Jacques-Henri Lartigue
[Photographer, b. 1894, Courbevoie, France, d. 1986, Nice, France.]

 I have two pairs of eyes—one to paint, and one to take photographs. There is little relationship between the two. 

Edward Weston
[Photographer, b. 1886, Highland Park, Illinois, d. 1958, Wildcat Hill, California.]

 Photography, not soft gutless painting, is best equipped to bore into the spirit of today. 

Susan Sontag
[Writer, theorist, and critic, b. 1933, New York, d. 2004, New York.]

 From its start, photography implied the capture of the largest possible number of subjects.
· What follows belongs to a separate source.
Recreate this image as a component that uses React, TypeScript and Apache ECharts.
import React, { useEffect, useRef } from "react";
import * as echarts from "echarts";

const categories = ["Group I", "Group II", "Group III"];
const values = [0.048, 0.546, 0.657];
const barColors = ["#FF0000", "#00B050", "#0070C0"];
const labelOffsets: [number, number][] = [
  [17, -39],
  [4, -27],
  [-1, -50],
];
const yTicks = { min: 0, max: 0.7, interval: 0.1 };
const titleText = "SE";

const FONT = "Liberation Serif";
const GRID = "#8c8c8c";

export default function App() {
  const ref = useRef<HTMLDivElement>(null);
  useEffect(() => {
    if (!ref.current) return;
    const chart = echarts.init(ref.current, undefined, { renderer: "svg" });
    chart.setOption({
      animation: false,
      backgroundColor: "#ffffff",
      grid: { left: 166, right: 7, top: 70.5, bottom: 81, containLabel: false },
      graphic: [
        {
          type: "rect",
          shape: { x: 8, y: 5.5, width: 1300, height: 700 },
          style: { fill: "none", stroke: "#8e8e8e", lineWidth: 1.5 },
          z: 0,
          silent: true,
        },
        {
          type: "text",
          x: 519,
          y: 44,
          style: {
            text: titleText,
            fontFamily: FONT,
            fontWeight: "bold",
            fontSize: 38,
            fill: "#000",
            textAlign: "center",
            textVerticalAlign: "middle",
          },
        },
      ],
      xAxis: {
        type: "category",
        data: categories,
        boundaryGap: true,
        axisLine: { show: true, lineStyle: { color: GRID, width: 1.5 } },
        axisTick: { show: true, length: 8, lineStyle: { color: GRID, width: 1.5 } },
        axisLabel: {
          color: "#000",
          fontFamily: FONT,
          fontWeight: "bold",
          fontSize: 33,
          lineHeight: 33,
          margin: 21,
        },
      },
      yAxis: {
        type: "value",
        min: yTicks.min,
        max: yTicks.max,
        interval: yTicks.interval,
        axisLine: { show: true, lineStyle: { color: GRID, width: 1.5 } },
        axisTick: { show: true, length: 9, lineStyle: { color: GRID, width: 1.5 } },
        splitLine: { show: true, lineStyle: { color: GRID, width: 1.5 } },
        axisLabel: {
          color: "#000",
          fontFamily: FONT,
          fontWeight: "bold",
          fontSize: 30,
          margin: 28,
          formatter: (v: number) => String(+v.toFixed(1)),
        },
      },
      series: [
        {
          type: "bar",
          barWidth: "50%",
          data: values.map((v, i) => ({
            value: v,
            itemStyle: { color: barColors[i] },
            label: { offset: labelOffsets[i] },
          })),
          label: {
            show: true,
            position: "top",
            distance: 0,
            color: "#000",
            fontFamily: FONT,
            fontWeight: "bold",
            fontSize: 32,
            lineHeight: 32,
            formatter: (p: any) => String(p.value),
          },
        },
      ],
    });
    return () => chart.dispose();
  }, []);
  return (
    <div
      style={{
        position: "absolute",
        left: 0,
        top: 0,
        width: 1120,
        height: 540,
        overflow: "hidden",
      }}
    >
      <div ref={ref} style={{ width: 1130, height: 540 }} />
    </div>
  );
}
Painting never had so imperial a scope. 

Man Ray (Emanuel Radnitsky)
[Artist, b. 1890, Philadelphia, Pennsylvania, d. 1976, Paris.]
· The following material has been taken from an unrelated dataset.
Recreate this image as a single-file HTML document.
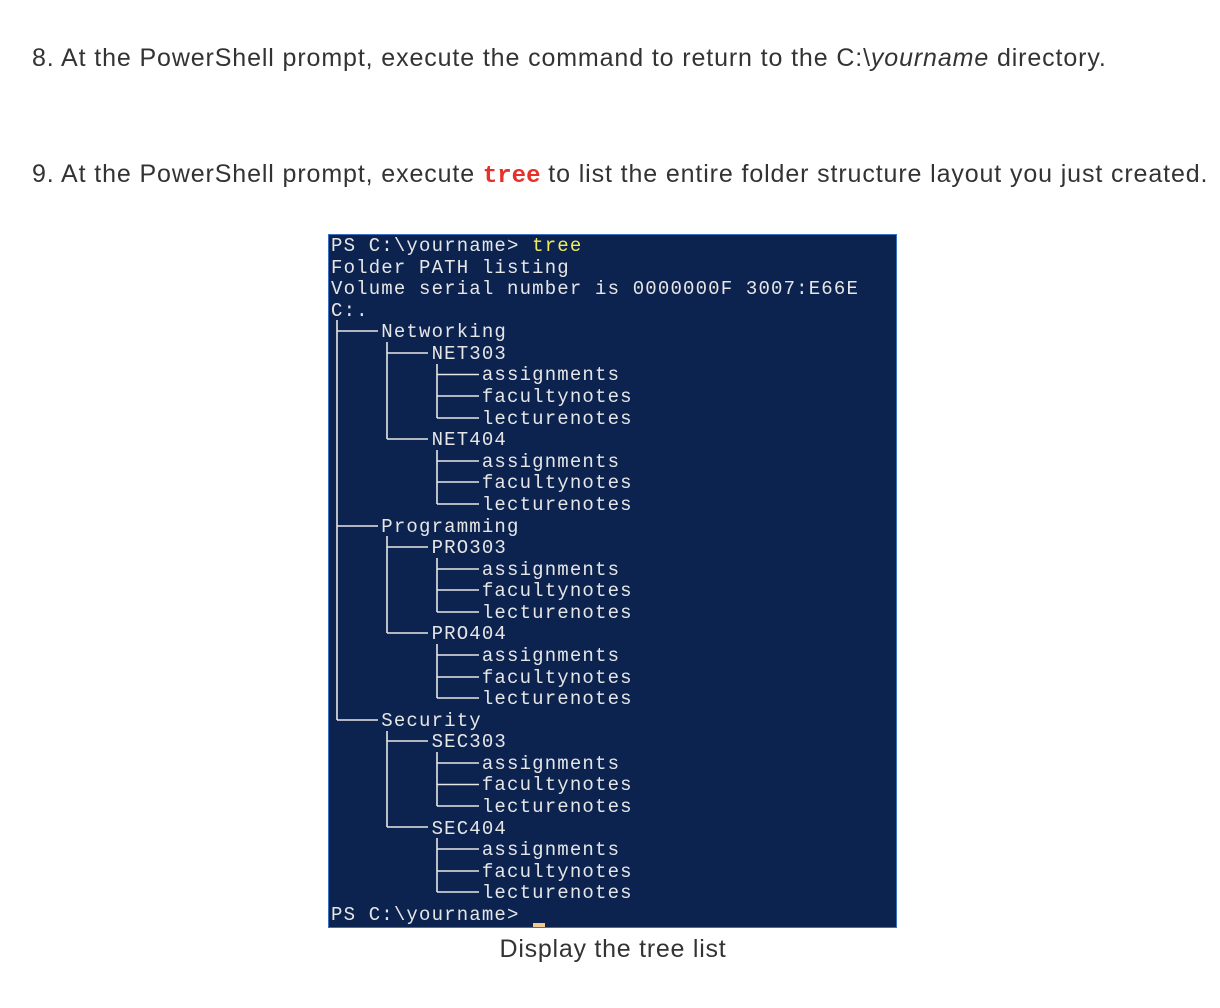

 I have freed myself from the sticky medium of paint and am working directly with light itself. (On “Rayographs,” his term for photograms.) 

Peter Schjeldahl
[Writer and critic, b. 1942, Fargo, North Dakota, lives in New York.]

 The dominant problem of pictorial art since the nineteen-fifties is photography, and, by extension, film and video. The basilisk eye of the camera has withered the pride of handworked mediums. Painting survives on a case-by-case basis, its successes amounting to special exemptions from a verdict of history. 

Vincent Van Gogh
[Artist, b. 1853, Zundert, Netherlands, d. 1890, Auvers-sur-Oise, France.]

 I always think photographs abominable, and I don’t like to have them around, particularly not those of persons I know and love... photographic portraits wither much sooner than we ourselves do, whereas the painted portrait is a thing which is felt, done with love or respect for the human being that is portrayed. 

Man Ray (Emanuel Radnitsky)
[Artist, b. 1890, Philadelphia, Pennsylvania, d. 1976, Paris.]

 ...isn’t it astonishing that a hundred years after the invention of photography, painters still persist in doing something which requires so much hard work and perseverance and could be done better and more quickly with a Kodak.